- To do
Pull out the lines running from the one with "Clone this diagram in TikZ." to the one with "(tp3b) at (1019,90)", inclusive, word for word. Drop any picture.
▬▬▬▬▬▬▬▬▬▬
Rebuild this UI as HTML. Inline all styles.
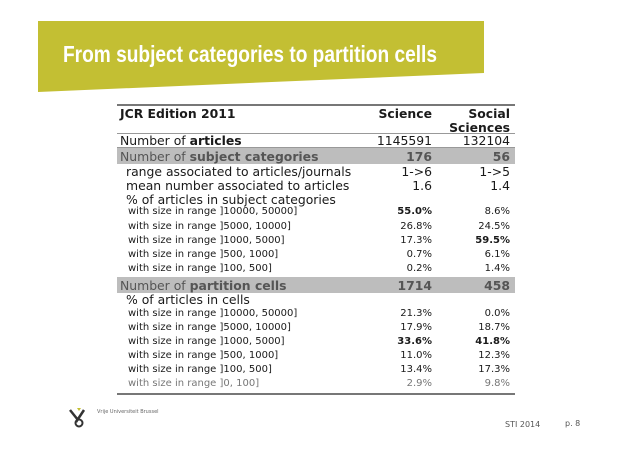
<!DOCTYPE html>
<html><head><meta charset="utf-8"><style>
body{margin:0;width:638px;height:451px;background:#fff;position:relative;overflow:hidden;font-family:"DejaVu Sans","Liberation Sans",sans-serif;}
.r{position:absolute;left:0;width:638px;color:#1a1a1a;white-space:nowrap;}
.r span{position:absolute;}
.l{left:120px}.l2{left:126px}.l3{left:128px}
.a{right:206px;text-align:right}.b{right:128px;text-align:right}
.m{font-size:12.4px;line-height:15px}.s{font-size:10px;line-height:12px}
.band{position:absolute;left:117px;width:398px;background:#bdbdbd}
.hl{position:absolute;left:117px;width:398px;background:#777}
</style></head><body>
<svg style="position:absolute;left:0;top:0" width="638" height="100"><polygon points="38,21 484,21 484,73 38,92" fill="#c3bf33"/><text x="63" y="62" fill="#fff" font-family="Liberation Sans, sans-serif" font-weight="bold" font-size="23" textLength="374" lengthAdjust="spacingAndGlyphs">From subject categories to partition cells</text></svg>
<div class="hl" style="top:104px;height:2px"></div>
<div class="hl" style="top:133px;height:1px;background:#999"></div>
<div class="hl" style="top:147px;height:1px;background:#999"></div>
<div class="band" style="top:148px;height:16px"></div>
<div class="band" style="top:277px;height:16px"></div>
<div class="hl" style="top:393px;height:2px"></div>

<div class="r m" style="top:106px;font-weight:bold"><span class="l">JCR Edition 2011</span><span class="a">Science</span><span class="b">Social</span></div>
<div class="r m" style="top:120px;font-weight:bold"><span class="b">Sciences</span></div>
<div class="r m" style="top:133px"><span class="l">Number of <b>articles</b></span><span class="a">1145591</span><span class="b">132104</span></div>
<div class="r m" style="top:149px;color:#555"><span class="l">Number of <b>subject categories</b></span><span class="a"><b>176</b></span><span class="b"><b>56</b></span></div>
<div class="r m" style="top:164px"><span class="l2">range associated to articles/journals</span><span class="a">1-&gt;6</span><span class="b">1-&gt;5</span></div>
<div class="r m" style="top:178px"><span class="l2">mean number associated to articles</span><span class="a">1.6</span><span class="b">1.4</span></div>
<div class="r m" style="top:192px"><span class="l2">% of articles in subject categories</span></div>
<div class="r s" style="top:206px"><span class="l3">with size in range ]10000, 50000]</span><span class="a"><b>55.0%</b></span><span class="b">8.6%</span></div>
<div class="r s" style="top:221px"><span class="l3">with size in range ]5000, 10000]</span><span class="a">26.8%</span><span class="b">24.5%</span></div>
<div class="r s" style="top:235px"><span class="l3">with size in range ]1000, 5000]</span><span class="a">17.3%</span><span class="b"><b>59.5%</b></span></div>
<div class="r s" style="top:249px"><span class="l3">with size in range ]500, 1000]</span><span class="a">0.7%</span><span class="b">6.1%</span></div>
<div class="r s" style="top:263px"><span class="l3">with size in range ]100, 500]</span><span class="a">0.2%</span><span class="b">1.4%</span></div>
<div class="r m" style="top:278px;color:#555"><span class="l">Number of <b>partition cells</b></span><span class="a"><b>1714</b></span><span class="b"><b>458</b></span></div>
<div class="r m" style="top:292px"><span class="l2">% of articles in cells</span></div>
<div class="r s" style="top:308px"><span class="l3">with size in range ]10000, 50000]</span><span class="a">21.3%</span><span class="b">0.0%</span></div>
<div class="r s" style="top:322px"><span class="l3">with size in range ]5000, 10000]</span><span class="a">17.9%</span><span class="b">18.7%</span></div>
<div class="r s" style="top:336px"><span class="l3">with size in range ]1000, 5000]</span><span class="a"><b>33.6%</b></span><span class="b"><b>41.8%</b></span></div>
<div class="r s" style="top:350px"><span class="l3">with size in range ]500, 1000]</span><span class="a">11.0%</span><span class="b">12.3%</span></div>
<div class="r s" style="top:364px"><span class="l3">with size in range ]100, 500]</span><span class="a">13.4%</span><span class="b">17.3%</span></div>
<div class="r s" style="top:378px;color:#777"><span class="l3">with size in range ]0, 100]</span><span class="a">2.9%</span><span class="b">9.8%</span></div>

<svg style="position:absolute;left:68px;top:408px" width="20" height="20"><polygon points="9,0 13,0 11,3" fill="#c3bf33"/><path d="M2,2 L10,12 M16,2 L8,14" stroke="#333" stroke-width="2.5" fill="none"/><circle cx="11" cy="15" r="3.5" stroke="#333" stroke-width="2" fill="none"/></svg>
<div style="position:absolute;left:97px;top:409px;font-size:5px;color:#666">Vrije Universiteit Brussel</div>
<div style="position:absolute;left:505px;top:420px;font-size:8px;color:#555">STI 2014</div>
<div style="position:absolute;left:565px;top:419px;font-size:8px;color:#555">p. 8</div>
</body></html>
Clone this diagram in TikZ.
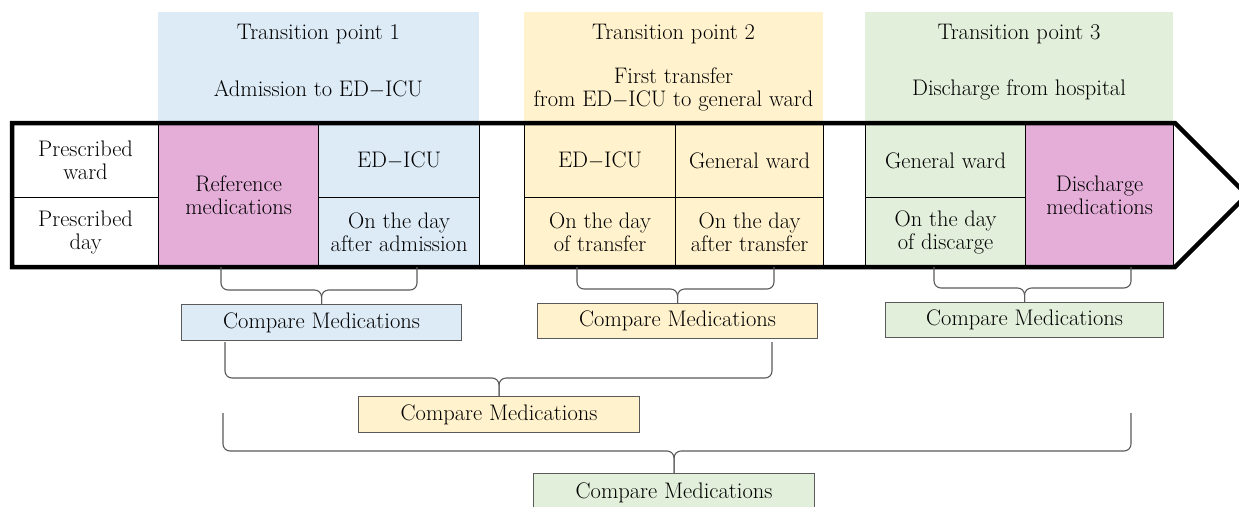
\documentclass[tikz,border=0pt]{standalone}
\usepackage{fontspec}
\usetikzlibrary{calc}
\definecolor{cblue}{HTML}{DDEBF7}
\definecolor{cyel}{HTML}{FFF2CC}
\definecolor{cgreen}{HTML}{E2EFDA}
\definecolor{cpink}{HTML}{E4AED9}
\definecolor{cgray}{HTML}{5A5A5A}
\begin{document}
\begin{tikzpicture}[x=1pt,y=-1pt,
  txt/.style={font=\fontsize{22.5}{23}\selectfont, align=center, inner sep=0pt},
  cell/.style={txt, draw=black, line width=1.2pt, anchor=north west},
  hdr/.style={fill=#1, draw=none, anchor=north west, inner sep=0pt},
  cmpbox/.style={txt, fill=#1, draw=cgray, line width=1.1pt, anchor=north west},
  bracestyle/.style={draw=cgray, line width=1.1pt, rounded corners=7pt}
]
\useasboundingbox (0,0) rectangle (1239,506);
\clip (0,0) rectangle (1239,506);
\fill[white] (0,0) rectangle (1239,506);

% header boxes
\node[hdr=cblue, minimum width=321pt, minimum height=115pt] (tp1) at (158,12) {};
\node[hdr=cyel, minimum width=299pt, minimum height=115pt] (tp2) at (524,12) {};
\node[hdr=cgreen, minimum width=308pt, minimum height=115pt] (tp3) at (865,12) {};
\node[txt] (tp1a) at (318.5,34) {Transition point 1};
\node[txt] (tp1b) at (318.5,89) {Admission to ED$-$ICU};
\node[txt] (tp2a) at (673.5,34) {Transition point 2};
\node[txt] (tp2b) at (673.5,89.5) {First transfer\\from ED$-$ICU to general ward};
\node[txt] (tp3a) at (1019,34) {Transition point 3};
\node[txt] (tp3b) at (1019,90) {Discharge from hospital};

% table cells
\node[cell, fill=white, minimum width=146pt, minimum height=74pt] (lab1) at (12,123) {Prescribed\\ward};
\node[cell, fill=white, minimum width=146pt, minimum height=70pt] (lab2) at (12,197) {Prescribed\\day};
\node[cell, fill=cpink, minimum width=160pt, minimum height=144pt] (ref) at (158,123) {Reference\\medications};
\node[cell, fill=cblue, minimum width=161pt, minimum height=74pt] (c1a) at (318,123) {ED$-$ICU};
\node[cell, fill=cblue, minimum width=161pt, minimum height=70pt] (c1b) at (318,197) {On the day\\after admission};
\node[cell, fill=white, minimum width=45pt, minimum height=144pt] (gap1) at (479,123) {};
\node[cell, fill=cyel, minimum width=151pt, minimum height=74pt] (c2a) at (524,123) {ED$-$ICU};
\node[cell, fill=cyel, minimum width=151pt, minimum height=70pt] (c2b) at (524,197) {On the day\\of transfer};
\node[cell, fill=cyel, minimum width=148pt, minimum height=74pt] (c2c) at (675,123) {General ward};
\node[cell, fill=cyel, minimum width=148pt, minimum height=70pt] (c2d) at (675,197) {On the day\\after transfer};
\node[cell, fill=white, minimum width=42pt, minimum height=144pt] (gap2) at (823,123) {};
\node[cell, fill=cgreen, minimum width=160pt, minimum height=74pt] (c3a) at (865,123) {General ward};
\node[cell, fill=cgreen, minimum width=160pt, minimum height=70pt] (c3b) at (865,197) {On the day\\of discarge};
\node[cell, fill=cpink, minimum width=148pt, minimum height=144pt] (dis) at (1025,123) {Discharge\\medications};

% arrow outline
\draw[line width=4.5pt, line join=miter] (12,123) -- (1175,123) -- (1247,195) -- (1175,267) -- (12,267) -- cycle;

% compare boxes
\node[cmpbox=cblue, minimum width=280pt, minimum height=36pt] (cmp1) at (181,304) {Compare Medications};
\node[cmpbox=cyel, minimum width=280pt, minimum height=35pt] (cmp2) at (537,303) {Compare Medications};
\node[cmpbox=cgreen, minimum width=278pt, minimum height=35pt] (cmp3) at (885,302) {Compare Medications};
\node[cmpbox=cyel, minimum width=281pt, minimum height=36pt] (cmpA) at (358,396) {Compare Medications};
\node[cmpbox=cgreen, minimum width=281pt, minimum height=38pt] (cmpB) at (533,473) {Compare Medications};

% brace end points
\coordinate (b1l) at (221,267); \coordinate (b1r) at (417,267);
\coordinate (b2l) at (577,267); \coordinate (b2r) at (774,267);
\coordinate (b3l) at (934,267); \coordinate (b3r) at (1131,267);
\coordinate (bAl) at (225,342); \coordinate (bAr) at (772,342);
\coordinate (bBl) at (223,413); \coordinate (bBr) at (1131,413);

% braces
\draw[bracestyle] (b1l) -- ++(0,23) -| (cmp1.north);
\draw[bracestyle] (b1r) -- ++(0,23) -| (cmp1.north);
\draw[bracestyle] (b2l) -- ++(0,22) -| (cmp2.north);
\draw[bracestyle] (b2r) -- ++(0,22) -| (cmp2.north);
\draw[bracestyle] (b3l) -- ++(0,21) -| (cmp3.north);
\draw[bracestyle] (b3r) -- ++(0,21) -| (cmp3.north);
\draw[bracestyle] (bAl) -- ++(0,36) -| (cmpA.north);
\draw[bracestyle] (bAr) -- ++(0,36) -| (cmpA.north);
\draw[bracestyle] (bBl) -- ++(0,38) -| (cmpB.north);
\draw[bracestyle] (bBr) -- ++(0,38) -| (cmpB.north);
\end{tikzpicture}
\end{document}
▬▬▬▬▬▬▬▬▬▬
- Final result
Clone this diagram in TikZ.
\documentclass[tikz,border=0pt]{standalone}
\usepackage{fontspec}
\usetikzlibrary{calc}
\definecolor{cblue}{HTML}{DDEBF7}
\definecolor{cyel}{HTML}{FFF2CC}
\definecolor{cgreen}{HTML}{E2EFDA}
\definecolor{cpink}{HTML}{E4AED9}
\definecolor{cgray}{HTML}{5A5A5A}
\begin{document}
\begin{tikzpicture}[x=1pt,y=-1pt,
  txt/.style={font=\fontsize{22.5}{23}\selectfont, align=center, inner sep=0pt},
  cell/.style={txt, draw=black, line width=1.2pt, anchor=north west},
  hdr/.style={fill=#1, draw=none, anchor=north west, inner sep=0pt},
  cmpbox/.style={txt, fill=#1, draw=cgray, line width=1.1pt, anchor=north west},
  bracestyle/.style={draw=cgray, line width=1.1pt, rounded corners=7pt}
]
\useasboundingbox (0,0) rectangle (1239,506);
\clip (0,0) rectangle (1239,506);
\fill[white] (0,0) rectangle (1239,506);

% header boxes
\node[hdr=cblue, minimum width=321pt, minimum height=115pt] (tp1) at (158,12) {};
\node[hdr=cyel, minimum width=299pt, minimum height=115pt] (tp2) at (524,12) {};
\node[hdr=cgreen, minimum width=308pt, minimum height=115pt] (tp3) at (865,12) {};
\node[txt] (tp1a) at (318.5,34) {Transition point 1};
\node[txt] (tp1b) at (318.5,89) {Admission to ED$-$ICU};
\node[txt] (tp2a) at (673.5,34) {Transition point 2};
\node[txt] (tp2b) at (673.5,89.5) {First transfer\\from ED$-$ICU to general ward};
\node[txt] (tp3a) at (1019,34) {Transition point 3};
\node[txt] (tp3b) at (1019,90) {Discharge from hospital};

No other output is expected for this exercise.